··· DATA PROVIDED ···
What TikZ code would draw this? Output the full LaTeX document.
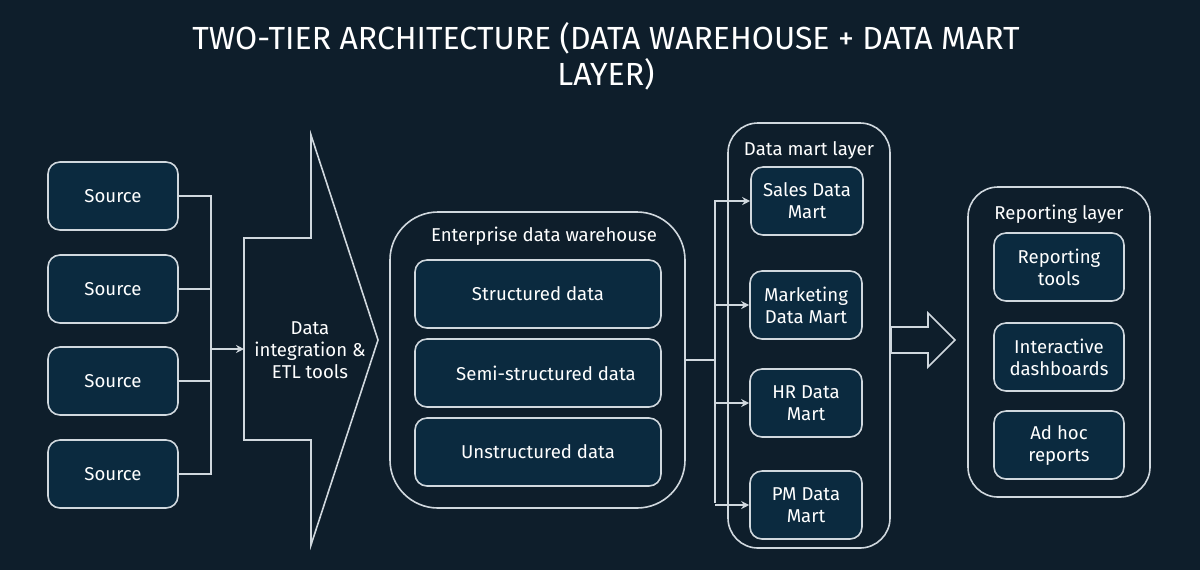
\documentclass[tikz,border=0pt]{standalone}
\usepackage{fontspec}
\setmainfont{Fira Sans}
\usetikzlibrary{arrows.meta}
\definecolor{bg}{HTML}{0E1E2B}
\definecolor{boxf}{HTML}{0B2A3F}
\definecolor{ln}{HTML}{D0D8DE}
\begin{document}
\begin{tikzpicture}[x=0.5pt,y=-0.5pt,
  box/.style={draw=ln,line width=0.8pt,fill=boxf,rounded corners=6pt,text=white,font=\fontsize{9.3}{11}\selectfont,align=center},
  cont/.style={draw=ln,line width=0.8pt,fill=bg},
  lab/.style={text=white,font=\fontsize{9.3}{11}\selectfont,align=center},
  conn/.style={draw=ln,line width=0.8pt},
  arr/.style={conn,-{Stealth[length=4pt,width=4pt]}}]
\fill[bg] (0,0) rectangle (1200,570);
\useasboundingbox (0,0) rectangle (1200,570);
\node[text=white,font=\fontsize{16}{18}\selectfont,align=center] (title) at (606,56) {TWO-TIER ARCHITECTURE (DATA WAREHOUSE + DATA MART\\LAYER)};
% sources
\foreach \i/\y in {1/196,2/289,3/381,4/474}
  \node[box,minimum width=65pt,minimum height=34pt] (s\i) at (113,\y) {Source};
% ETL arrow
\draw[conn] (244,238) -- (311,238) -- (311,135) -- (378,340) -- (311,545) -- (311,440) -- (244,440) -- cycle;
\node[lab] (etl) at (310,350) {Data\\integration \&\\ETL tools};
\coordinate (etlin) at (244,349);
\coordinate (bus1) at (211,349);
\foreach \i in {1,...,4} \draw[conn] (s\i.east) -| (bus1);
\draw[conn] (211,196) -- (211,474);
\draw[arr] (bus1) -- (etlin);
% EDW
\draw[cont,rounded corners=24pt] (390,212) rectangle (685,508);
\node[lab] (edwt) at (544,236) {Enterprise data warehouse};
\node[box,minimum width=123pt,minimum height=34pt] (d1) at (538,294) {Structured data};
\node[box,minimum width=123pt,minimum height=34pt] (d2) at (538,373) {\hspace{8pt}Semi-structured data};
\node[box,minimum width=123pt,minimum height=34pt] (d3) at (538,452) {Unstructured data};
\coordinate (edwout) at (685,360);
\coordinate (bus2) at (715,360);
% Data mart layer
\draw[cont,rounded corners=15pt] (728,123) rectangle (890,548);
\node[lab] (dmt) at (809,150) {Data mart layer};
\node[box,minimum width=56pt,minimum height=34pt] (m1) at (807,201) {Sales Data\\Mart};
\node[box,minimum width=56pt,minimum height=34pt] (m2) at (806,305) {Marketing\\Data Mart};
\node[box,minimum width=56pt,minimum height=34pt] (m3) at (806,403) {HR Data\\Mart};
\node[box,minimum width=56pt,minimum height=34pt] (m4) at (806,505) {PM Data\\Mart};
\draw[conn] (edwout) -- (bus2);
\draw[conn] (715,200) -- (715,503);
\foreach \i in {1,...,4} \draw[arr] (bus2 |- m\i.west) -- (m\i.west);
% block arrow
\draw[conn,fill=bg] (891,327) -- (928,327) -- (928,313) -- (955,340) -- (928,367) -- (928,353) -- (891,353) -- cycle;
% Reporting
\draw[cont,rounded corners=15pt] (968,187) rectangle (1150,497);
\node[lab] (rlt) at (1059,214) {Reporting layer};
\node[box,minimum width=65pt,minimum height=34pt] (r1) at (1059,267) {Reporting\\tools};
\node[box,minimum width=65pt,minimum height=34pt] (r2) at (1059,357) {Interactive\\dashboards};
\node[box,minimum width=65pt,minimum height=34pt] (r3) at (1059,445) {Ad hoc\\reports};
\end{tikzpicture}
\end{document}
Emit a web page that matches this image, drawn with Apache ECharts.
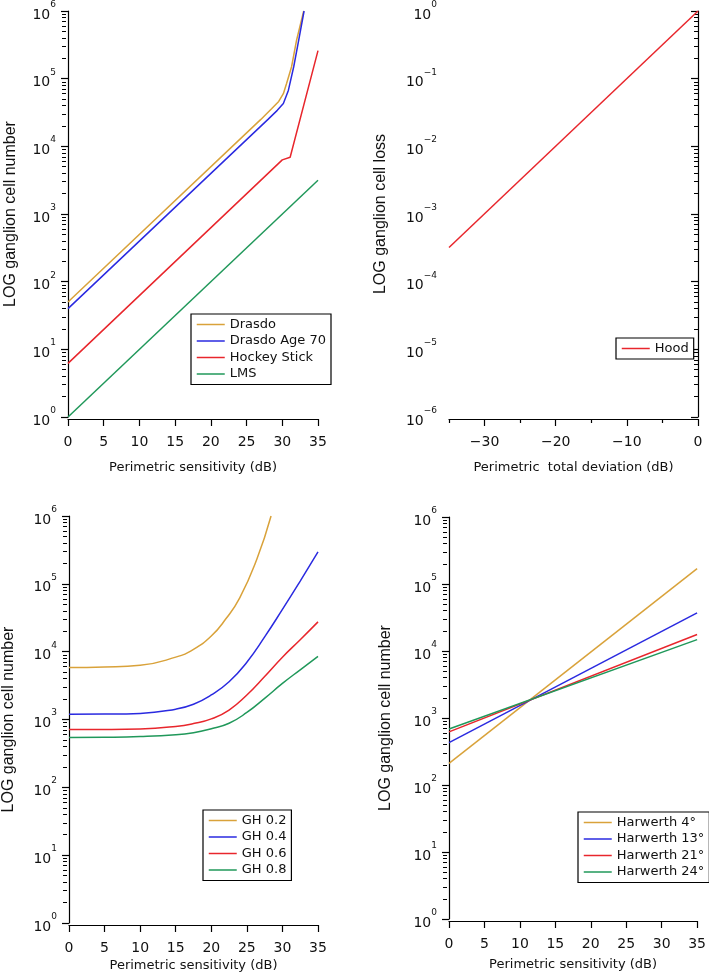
···
§ GIVEN REQUEST: Keep the pictures out of the copy and write out the data exactly as it stands.

§ SOLUTION:
What TikZ code would draw this? Output the full LaTeX document.
\documentclass[tikz,border=0pt]{standalone}
\usepackage{fontspec}
\setmainfont{Fira Sans}
\usetikzlibrary{arrows.meta}
\definecolor{bg}{HTML}{0E1E2B}
\definecolor{boxf}{HTML}{0B2A3F}
\definecolor{ln}{HTML}{D0D8DE}
\begin{document}
\begin{tikzpicture}[x=0.5pt,y=-0.5pt,
  box/.style={draw=ln,line width=0.8pt,fill=boxf,rounded corners=6pt,text=white,font=\fontsize{9.3}{11}\selectfont,align=center},
  cont/.style={draw=ln,line width=0.8pt,fill=bg},
  lab/.style={text=white,font=\fontsize{9.3}{11}\selectfont,align=center},
  conn/.style={draw=ln,line width=0.8pt},
  arr/.style={conn,-{Stealth[length=4pt,width=4pt]}}]
\fill[bg] (0,0) rectangle (1200,570);
\useasboundingbox (0,0) rectangle (1200,570);
\node[text=white,font=\fontsize{16}{18}\selectfont,align=center] (title) at (606,56) {TWO-TIER ARCHITECTURE (DATA WAREHOUSE + DATA MART\\LAYER)};
% sources
\foreach \i/\y in {1/196,2/289,3/381,4/474}
  \node[box,minimum width=65pt,minimum height=34pt] (s\i) at (113,\y) {Source};
% ETL arrow
\draw[conn] (244,238) -- (311,238) -- (311,135) -- (378,340) -- (311,545) -- (311,440) -- (244,440) -- cycle;
\node[lab] (etl) at (310,350) {Data\\integration \&\\ETL tools};
\coordinate (etlin) at (244,349);
\coordinate (bus1) at (211,349);
\foreach \i in {1,...,4} \draw[conn] (s\i.east) -| (bus1);
\draw[conn] (211,196) -- (211,474);
\draw[arr] (bus1) -- (etlin);
% EDW
\draw[cont,rounded corners=24pt] (390,212) rectangle (685,508);
\node[lab] (edwt) at (544,236) {Enterprise data warehouse};
\node[box,minimum width=123pt,minimum height=34pt] (d1) at (538,294) {Structured data};
\node[box,minimum width=123pt,minimum height=34pt] (d2) at (538,373) {\hspace{8pt}Semi-structured data};
\node[box,minimum width=123pt,minimum height=34pt] (d3) at (538,452) {Unstructured data};
\coordinate (edwout) at (685,360);
\coordinate (bus2) at (715,360);
% Data mart layer
\draw[cont,rounded corners=15pt] (728,123) rectangle (890,548);
\node[lab] (dmt) at (809,150) {Data mart layer};
\node[box,minimum width=56pt,minimum height=34pt] (m1) at (807,201) {Sales Data\\Mart};
\node[box,minimum width=56pt,minimum height=34pt] (m2) at (806,305) {Marketing\\Data Mart};
\node[box,minimum width=56pt,minimum height=34pt] (m3) at (806,403) {HR Data\\Mart};
\node[box,minimum width=56pt,minimum height=34pt] (m4) at (806,505) {PM Data\\Mart};
\draw[conn] (edwout) -- (bus2);
\draw[conn] (715,200) -- (715,503);
\foreach \i in {1,...,4} \draw[arr] (bus2 |- m\i.west) -- (m\i.west);
% block arrow
\draw[conn,fill=bg] (891,327) -- (928,327) -- (928,313) -- (955,340) -- (928,367) -- (928,353) -- (891,353) -- cycle;
% Reporting
\draw[cont,rounded corners=15pt] (968,187) rectangle (1150,497);
\node[lab] (rlt) at (1059,214) {Reporting layer};
\node[box,minimum width=65pt,minimum height=34pt] (r1) at (1059,267) {Reporting\\tools};
\node[box,minimum width=65pt,minimum height=34pt] (r2) at (1059,357) {Interactive\\dashboards};
\node[box,minimum width=65pt,minimum height=34pt] (r3) at (1059,445) {Ad hoc\\reports};
\end{tikzpicture}
\end{document}
Emit a web page that matches this image, drawn with Apache ECharts.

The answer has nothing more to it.